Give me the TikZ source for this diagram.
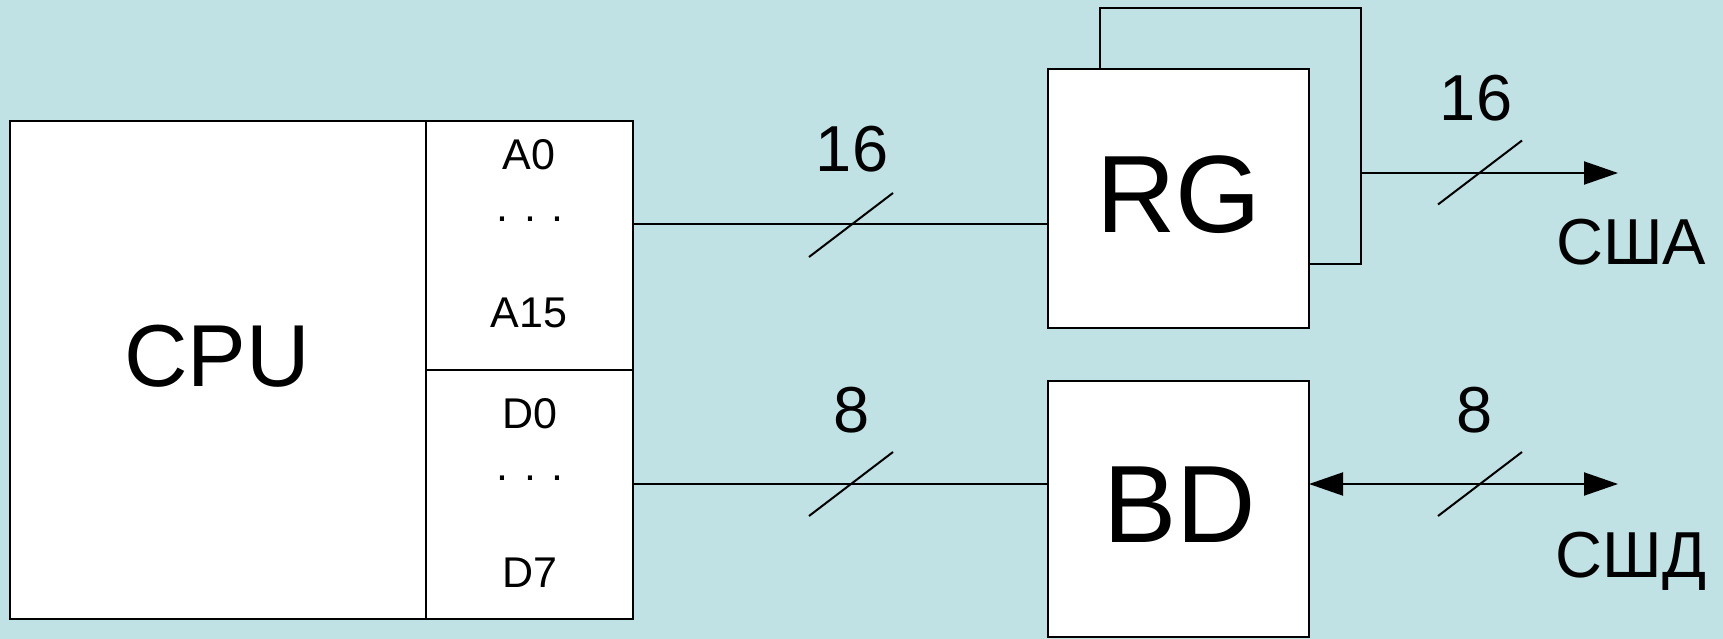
\documentclass[tikz,border=0pt]{standalone}
\usepackage{fontspec}
\setmainfont{Liberation Sans}
\usetikzlibrary{arrows.meta}
\definecolor{bgcol}{RGB}{192,226,228}
\begin{document}
\begin{tikzpicture}[x=1pt,y=-1pt,
  box/.style={draw=black, fill=white, line width=2pt, inner sep=0pt, outer sep=0pt},
  backbox/.style={draw=black, line width=2pt, inner sep=0pt, outer sep=0pt},
  wire/.style={draw=black, line width=2pt},
  tip/.style={},
  bigtxt/.style={font=\fontsize{110}{120}\selectfont, anchor=base, inner sep=0pt},
  midtxt/.style={font=\fontsize{88}{100}\selectfont, anchor=base, inner sep=0pt},
  lbltxt/.style={font=\fontsize{65}{75}\selectfont, anchor=base, inner sep=0pt},
  porttxt/.style={font=\fontsize{43}{50}\selectfont, anchor=base, inner sep=0pt},
  busmark/.pic={\draw[line width=2pt] (-42,32) -- (42,-32);}
]
\useasboundingbox (0,0) rectangle (1723,639);
\fill[bgcol] (0,0) rectangle (1723,639);

% CPU and its ports
\node[box, minimum width=623pt, minimum height=498pt] (cpu) at (321.5,370) {};
\node[box, minimum width=207pt, minimum height=249pt] (aport) at (529.5,245.5) {};
\node[box, minimum width=207pt, minimum height=249pt] (dport) at (529.5,494.5) {};

% Register (with back outline) and bus driver
\node[backbox, minimum width=261pt, minimum height=256pt] (rgback) at (1230.5,136) {};
\node[box, minimum width=261pt, minimum height=259pt] (rg) at (1178.5,198.5) {};
\node[box, minimum width=261pt, minimum height=256pt] (bd) at (1178.5,509) {};

% texts
\node[midtxt] (cputxt) at (217,386) {CPU};
\node[porttxt] (a0) at (529,170) {A0};
\node[porttxt] (adots) at (530,221) {. . .};
\node[porttxt] (a15) at (529,327) {A15};
\node[porttxt] (d0) at (530,428) {D0};
\node[porttxt] (ddots) at (530,480) {. . .};
\node[porttxt] (d7) at (530,587) {D7};
\node[bigtxt] (rgtxt) at (1179,232) {RG};
\node[bigtxt] (bdtxt) at (1180,542) {BD};
\node[lbltxt] (n16a) at (852,172) {16};
\node[lbltxt] (n8a) at (852,432) {8};
\node[lbltxt] (n16b) at (1476,121) {16};
\node[lbltxt] (n8b) at (1475,432) {8};
\node[lbltxt] (usa) at (1631,264) {США};
\node[lbltxt] (usd) at (1631,577) {СШД};

% connectors
\coordinate (ya) at (0,224);
\coordinate (yd) at (0,484);
\coordinate (yo) at (0,173);
\coordinate (endA) at (1618,173);
\coordinate (endD) at (1618,484);
\draw[wire] (aport.east |- ya) -- (rg.west |- ya);
\draw[wire] (dport.east |- yd) -- (bd.west |- yd);
\draw[wire, -{Triangle[length=34pt,width=23pt]}] (rgback.east |- yo) -- (endA);
\draw[wire, {Triangle[length=34pt,width=23pt]}-{Triangle[length=34pt,width=23pt]}] (bd.east |- yd) -- (endD);

% bus width marks
\pic at (851,225) {busmark};
\pic at (851,484) {busmark};
\pic at (1480,172.5) {busmark};
\pic at (1480,484) {busmark};
\end{tikzpicture}
\end{document}
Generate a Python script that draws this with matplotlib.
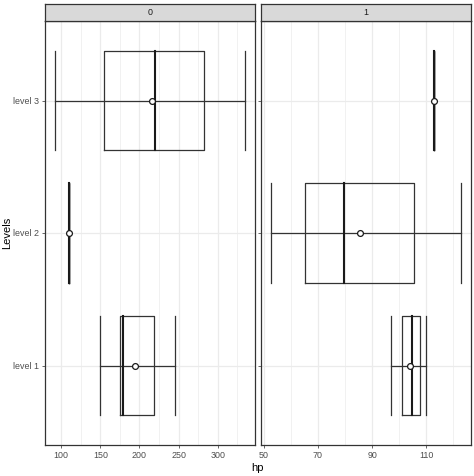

• • • • • • •

EXERCISE PROMPT →
Each entry gets copied exactly; the pictures stay out.

CORRECT RESPONSE →
Give me the TikZ source for this diagram.
\documentclass[tikz,border=0pt]{standalone}
\usepackage{fontspec}
\setmainfont{Liberation Sans}
\usetikzlibrary{arrows.meta}
\definecolor{bgcol}{RGB}{192,226,228}
\begin{document}
\begin{tikzpicture}[x=1pt,y=-1pt,
  box/.style={draw=black, fill=white, line width=2pt, inner sep=0pt, outer sep=0pt},
  backbox/.style={draw=black, line width=2pt, inner sep=0pt, outer sep=0pt},
  wire/.style={draw=black, line width=2pt},
  tip/.style={},
  bigtxt/.style={font=\fontsize{110}{120}\selectfont, anchor=base, inner sep=0pt},
  midtxt/.style={font=\fontsize{88}{100}\selectfont, anchor=base, inner sep=0pt},
  lbltxt/.style={font=\fontsize{65}{75}\selectfont, anchor=base, inner sep=0pt},
  porttxt/.style={font=\fontsize{43}{50}\selectfont, anchor=base, inner sep=0pt},
  busmark/.pic={\draw[line width=2pt] (-42,32) -- (42,-32);}
]
\useasboundingbox (0,0) rectangle (1723,639);
\fill[bgcol] (0,0) rectangle (1723,639);

% CPU and its ports
\node[box, minimum width=623pt, minimum height=498pt] (cpu) at (321.5,370) {};
\node[box, minimum width=207pt, minimum height=249pt] (aport) at (529.5,245.5) {};
\node[box, minimum width=207pt, minimum height=249pt] (dport) at (529.5,494.5) {};

% Register (with back outline) and bus driver
\node[backbox, minimum width=261pt, minimum height=256pt] (rgback) at (1230.5,136) {};
\node[box, minimum width=261pt, minimum height=259pt] (rg) at (1178.5,198.5) {};
\node[box, minimum width=261pt, minimum height=256pt] (bd) at (1178.5,509) {};

% texts
\node[midtxt] (cputxt) at (217,386) {CPU};
\node[porttxt] (a0) at (529,170) {A0};
\node[porttxt] (adots) at (530,221) {. . .};
\node[porttxt] (a15) at (529,327) {A15};
\node[porttxt] (d0) at (530,428) {D0};
\node[porttxt] (ddots) at (530,480) {. . .};
\node[porttxt] (d7) at (530,587) {D7};
\node[bigtxt] (rgtxt) at (1179,232) {RG};
\node[bigtxt] (bdtxt) at (1180,542) {BD};
\node[lbltxt] (n16a) at (852,172) {16};
\node[lbltxt] (n8a) at (852,432) {8};
\node[lbltxt] (n16b) at (1476,121) {16};
\node[lbltxt] (n8b) at (1475,432) {8};
\node[lbltxt] (usa) at (1631,264) {США};
\node[lbltxt] (usd) at (1631,577) {СШД};

% connectors
\coordinate (ya) at (0,224);
\coordinate (yd) at (0,484);
\coordinate (yo) at (0,173);
\coordinate (endA) at (1618,173);
\coordinate (endD) at (1618,484);
\draw[wire] (aport.east |- ya) -- (rg.west |- ya);
\draw[wire] (dport.east |- yd) -- (bd.west |- yd);
\draw[wire, -{Triangle[length=34pt,width=23pt]}] (rgback.east |- yo) -- (endA);
\draw[wire, {Triangle[length=34pt,width=23pt]}-{Triangle[length=34pt,width=23pt]}] (bd.east |- yd) -- (endD);

% bus width marks
\pic at (851,225) {busmark};
\pic at (851,484) {busmark};
\pic at (1480,172.5) {busmark};
\pic at (1480,484) {busmark};
\end{tikzpicture}
\end{document}
Generate a Python script that draws this with matplotlib.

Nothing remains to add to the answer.